Task input:
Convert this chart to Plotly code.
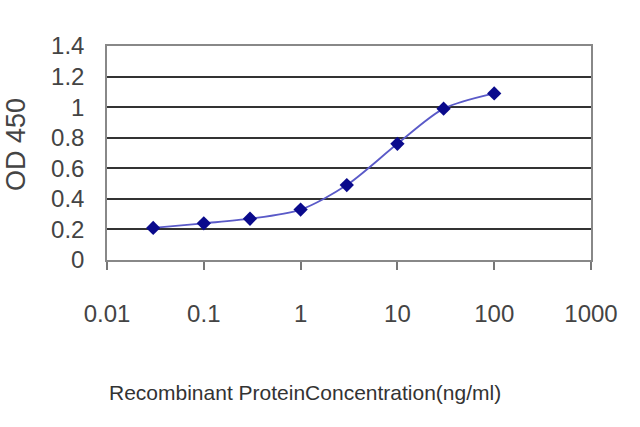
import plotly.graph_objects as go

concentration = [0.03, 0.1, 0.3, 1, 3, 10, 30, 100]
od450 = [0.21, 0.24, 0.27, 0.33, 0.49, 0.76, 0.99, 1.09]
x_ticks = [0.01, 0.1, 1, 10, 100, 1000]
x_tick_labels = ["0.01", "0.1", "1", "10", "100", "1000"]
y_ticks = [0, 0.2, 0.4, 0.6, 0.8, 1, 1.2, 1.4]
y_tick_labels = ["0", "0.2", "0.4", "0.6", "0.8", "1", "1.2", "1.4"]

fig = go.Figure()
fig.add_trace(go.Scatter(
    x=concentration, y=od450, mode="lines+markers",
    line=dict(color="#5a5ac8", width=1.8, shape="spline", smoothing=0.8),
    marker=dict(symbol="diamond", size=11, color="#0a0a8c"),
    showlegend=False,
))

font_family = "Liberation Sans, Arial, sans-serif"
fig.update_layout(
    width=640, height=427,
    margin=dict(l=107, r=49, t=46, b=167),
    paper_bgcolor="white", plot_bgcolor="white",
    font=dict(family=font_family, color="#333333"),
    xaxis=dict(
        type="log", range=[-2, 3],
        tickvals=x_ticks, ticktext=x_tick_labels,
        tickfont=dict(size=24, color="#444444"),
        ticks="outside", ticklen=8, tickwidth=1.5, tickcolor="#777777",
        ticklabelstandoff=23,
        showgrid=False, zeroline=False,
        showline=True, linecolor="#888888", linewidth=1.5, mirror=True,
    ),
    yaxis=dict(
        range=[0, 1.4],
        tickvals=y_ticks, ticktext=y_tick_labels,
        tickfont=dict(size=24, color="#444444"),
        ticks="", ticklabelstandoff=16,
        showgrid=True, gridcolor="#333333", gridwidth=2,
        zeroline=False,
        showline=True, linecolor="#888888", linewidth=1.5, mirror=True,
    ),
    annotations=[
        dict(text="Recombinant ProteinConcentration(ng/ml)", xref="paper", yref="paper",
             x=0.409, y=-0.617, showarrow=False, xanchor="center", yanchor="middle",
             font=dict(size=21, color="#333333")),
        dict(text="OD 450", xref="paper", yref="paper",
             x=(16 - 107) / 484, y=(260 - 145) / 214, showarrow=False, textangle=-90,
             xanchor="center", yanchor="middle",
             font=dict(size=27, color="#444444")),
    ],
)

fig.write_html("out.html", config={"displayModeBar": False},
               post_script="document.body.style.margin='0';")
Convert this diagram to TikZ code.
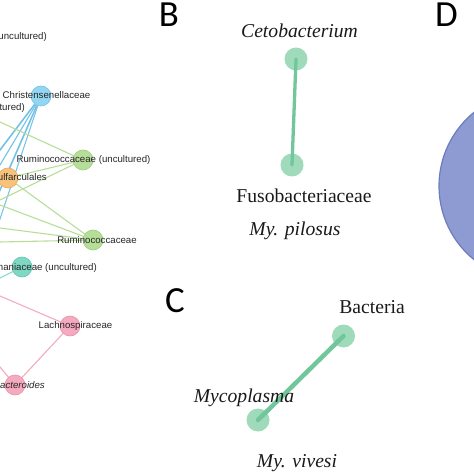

Work to be completed:
In your copy, repeat each record exactly and include no pictures.

Written solution:
Convert this chart to Plotly code.
import plotly.graph_objects as go

concentration = [0.03, 0.1, 0.3, 1, 3, 10, 30, 100]
od450 = [0.21, 0.24, 0.27, 0.33, 0.49, 0.76, 0.99, 1.09]
x_ticks = [0.01, 0.1, 1, 10, 100, 1000]
x_tick_labels = ["0.01", "0.1", "1", "10", "100", "1000"]
y_ticks = [0, 0.2, 0.4, 0.6, 0.8, 1, 1.2, 1.4]
y_tick_labels = ["0", "0.2", "0.4", "0.6", "0.8", "1", "1.2", "1.4"]

fig = go.Figure()
fig.add_trace(go.Scatter(
    x=concentration, y=od450, mode="lines+markers",
    line=dict(color="#5a5ac8", width=1.8, shape="spline", smoothing=0.8),
    marker=dict(symbol="diamond", size=11, color="#0a0a8c"),
    showlegend=False,
))

font_family = "Liberation Sans, Arial, sans-serif"
fig.update_layout(
    width=640, height=427,
    margin=dict(l=107, r=49, t=46, b=167),
    paper_bgcolor="white", plot_bgcolor="white",
    font=dict(family=font_family, color="#333333"),
    xaxis=dict(
        type="log", range=[-2, 3],
        tickvals=x_ticks, ticktext=x_tick_labels,
        tickfont=dict(size=24, color="#444444"),
        ticks="outside", ticklen=8, tickwidth=1.5, tickcolor="#777777",
        ticklabelstandoff=23,
        showgrid=False, zeroline=False,
        showline=True, linecolor="#888888", linewidth=1.5, mirror=True,
    ),
    yaxis=dict(
        range=[0, 1.4],
        tickvals=y_ticks, ticktext=y_tick_labels,
        tickfont=dict(size=24, color="#444444"),
        ticks="", ticklabelstandoff=16,
        showgrid=True, gridcolor="#333333", gridwidth=2,
        zeroline=False,
        showline=True, linecolor="#888888", linewidth=1.5, mirror=True,
    ),
    annotations=[
        dict(text="Recombinant ProteinConcentration(ng/ml)", xref="paper", yref="paper",
             x=0.409, y=-0.617, showarrow=False, xanchor="center", yanchor="middle",
             font=dict(size=21, color="#333333")),
        dict(text="OD 450", xref="paper", yref="paper",
             x=(16 - 107) / 484, y=(260 - 145) / 214, showarrow=False, textangle=-90,
             xanchor="center", yanchor="middle",
             font=dict(size=27, color="#444444")),
    ],
)

fig.write_html("out.html", config={"displayModeBar": False},
               post_script="document.body.style.margin='0';")
Convert this diagram to TikZ code.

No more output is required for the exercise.